О сути. Некоторые думают, что главная задача системы гемостаза, или по-простому системы свертывания крови, – остановка кровотечения. Но нет. Основная функция этой системы – обеспечить текучесть крови, чтобы она была жидкая и хорошо циркулировала. Если кровь хорошо циркулирует, исправно доставляет кислород к тканям и органам, они отлично работают. То есть передвижение крови – это главный фактор жизнеспособности человеческого организма. И на контроле здесь система гемостаза. Если у вас возникают проблемы с гемостазом, значит, возникают все остальные проблемы.
Кровь течет по сосудам, но пока мы не умеем управлять сосудами. Если мы научимся делать сосуды гладкими в возрасте человека 70–80 лет, то причин для инфарктов не будет.
В молодом же возрасте причины инфаркта – это патология гемостаза. И тут есть возможность профилактики. Речь идет об аспирине. Пока нет более управляемых с точки зрения подбора дозировок препаратов, чем аспирин. Если такой препарат появится, мы продлим жизнь человеку. До этого времени – рекомендую всем, кто перешагнул 50-летний рубеж, принимать аспирин в микродозах, не более 50 мг в день. Лично я пью его уже 20 лет. Конечно, перед началом приема нужно оценить состояние желудочно-кишечного тракта. Чтобы проверить реакцию организма на препарат, нужно половину таблетки ввести в ротовую полость и прижать языком к щеке, подержать полминуты. Если есть неприятные ощущения – аспирин вам не показан.
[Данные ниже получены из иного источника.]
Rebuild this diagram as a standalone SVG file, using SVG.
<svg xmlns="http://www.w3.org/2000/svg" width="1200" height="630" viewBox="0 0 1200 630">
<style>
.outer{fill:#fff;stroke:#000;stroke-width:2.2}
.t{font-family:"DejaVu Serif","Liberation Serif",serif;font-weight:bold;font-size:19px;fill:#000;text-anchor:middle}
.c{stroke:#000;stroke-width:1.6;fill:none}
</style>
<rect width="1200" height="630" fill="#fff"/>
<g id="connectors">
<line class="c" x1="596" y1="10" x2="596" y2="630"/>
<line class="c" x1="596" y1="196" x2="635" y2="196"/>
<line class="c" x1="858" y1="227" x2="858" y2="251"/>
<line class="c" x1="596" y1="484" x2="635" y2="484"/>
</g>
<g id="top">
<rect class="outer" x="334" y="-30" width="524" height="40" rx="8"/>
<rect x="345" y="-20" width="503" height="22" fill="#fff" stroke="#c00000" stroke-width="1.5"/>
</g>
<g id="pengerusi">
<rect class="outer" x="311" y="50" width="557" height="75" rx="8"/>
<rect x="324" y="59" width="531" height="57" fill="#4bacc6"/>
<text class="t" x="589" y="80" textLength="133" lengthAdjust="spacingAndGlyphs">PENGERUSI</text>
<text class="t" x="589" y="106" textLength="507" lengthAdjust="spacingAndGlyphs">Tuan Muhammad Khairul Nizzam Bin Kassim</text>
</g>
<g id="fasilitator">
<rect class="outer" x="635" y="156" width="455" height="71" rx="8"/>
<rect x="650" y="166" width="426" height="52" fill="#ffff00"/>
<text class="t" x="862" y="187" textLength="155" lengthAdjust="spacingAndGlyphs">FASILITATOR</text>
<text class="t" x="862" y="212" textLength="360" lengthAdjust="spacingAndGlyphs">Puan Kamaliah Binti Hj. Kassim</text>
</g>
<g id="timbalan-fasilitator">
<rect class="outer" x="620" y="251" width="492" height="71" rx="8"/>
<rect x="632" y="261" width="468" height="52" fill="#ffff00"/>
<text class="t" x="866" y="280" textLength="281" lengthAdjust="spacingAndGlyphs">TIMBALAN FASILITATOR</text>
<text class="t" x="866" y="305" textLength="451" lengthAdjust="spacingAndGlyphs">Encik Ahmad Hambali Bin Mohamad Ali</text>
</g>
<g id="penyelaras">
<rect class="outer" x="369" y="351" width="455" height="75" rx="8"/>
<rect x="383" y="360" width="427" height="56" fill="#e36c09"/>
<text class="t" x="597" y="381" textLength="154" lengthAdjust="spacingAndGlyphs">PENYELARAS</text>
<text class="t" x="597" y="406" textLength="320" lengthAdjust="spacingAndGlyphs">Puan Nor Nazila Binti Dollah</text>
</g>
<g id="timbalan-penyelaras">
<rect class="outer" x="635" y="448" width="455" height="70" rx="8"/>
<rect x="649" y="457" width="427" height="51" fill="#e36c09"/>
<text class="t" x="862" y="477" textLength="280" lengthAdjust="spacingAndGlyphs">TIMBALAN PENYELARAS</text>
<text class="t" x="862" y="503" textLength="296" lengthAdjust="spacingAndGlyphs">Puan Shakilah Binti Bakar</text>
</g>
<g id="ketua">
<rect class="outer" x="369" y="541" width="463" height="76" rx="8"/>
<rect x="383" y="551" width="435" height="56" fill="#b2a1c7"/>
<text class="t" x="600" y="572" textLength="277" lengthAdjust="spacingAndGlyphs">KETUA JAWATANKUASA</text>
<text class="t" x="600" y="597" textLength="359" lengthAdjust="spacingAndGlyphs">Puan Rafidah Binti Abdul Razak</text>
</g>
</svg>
Я не утверждаю, что аспирин – это стопроцентная гарантия долгой жизни. Но это действительно уменьшает вероятность развития инфаркта и инсульта.
– Аспирин – это главный секрет долголетия? Что помогает вам сохранять работоспособность?
– Учтите, на этот вопрос вам отвечает курильщик с 50-летним стажем. Влияют ли вредные привычки на продолжительность жизни? Безусловно, да. Но я думаю, что это не главный фактор. Главное – другое: то, сколько лет прожил ваш прадедушка, ваша бабушка, мама и папа. Обмануть природу вот тут невозможно. В вас заложен генотип. Если предки умирают достаточно рано, сигареты и стопки в руки брать нельзя категорически. Еще один ключевой фактор долголетия – наш мозг. Мы сами управляем своим здоровьем. Критический возраст для мужчины – 60 лет. Кто переживет эту дату, спокойно доживает до 70. 70 – еще одна серьезная вершина. И нужно все время себе повторять: все хорошо, все у меня отлично. Как только вы расслабитесь, все – организм потеряет ориентир. Я вижу своих приятелей, которые вышли на пенсию и сели на диван. Они стареют буквально по часам. Я себе расслабляться не позволяю: работа, ученики, молодежь… Никакого старения! Это моя позиция.
– А стресс? Считается, что убивает именно он. Ваша профессия – это стресс в квадрате.
– Правда. В нашей специальности очень большой отток, не все выдерживают, у многих наступает выгорание. Остальные адаптируются. Человеческий организм может подстроиться под любые условия. Он так устроен. А кто остается в нашей специальности, со временем понимает, что это самая сложная, важная и удивительная сфера в медицине.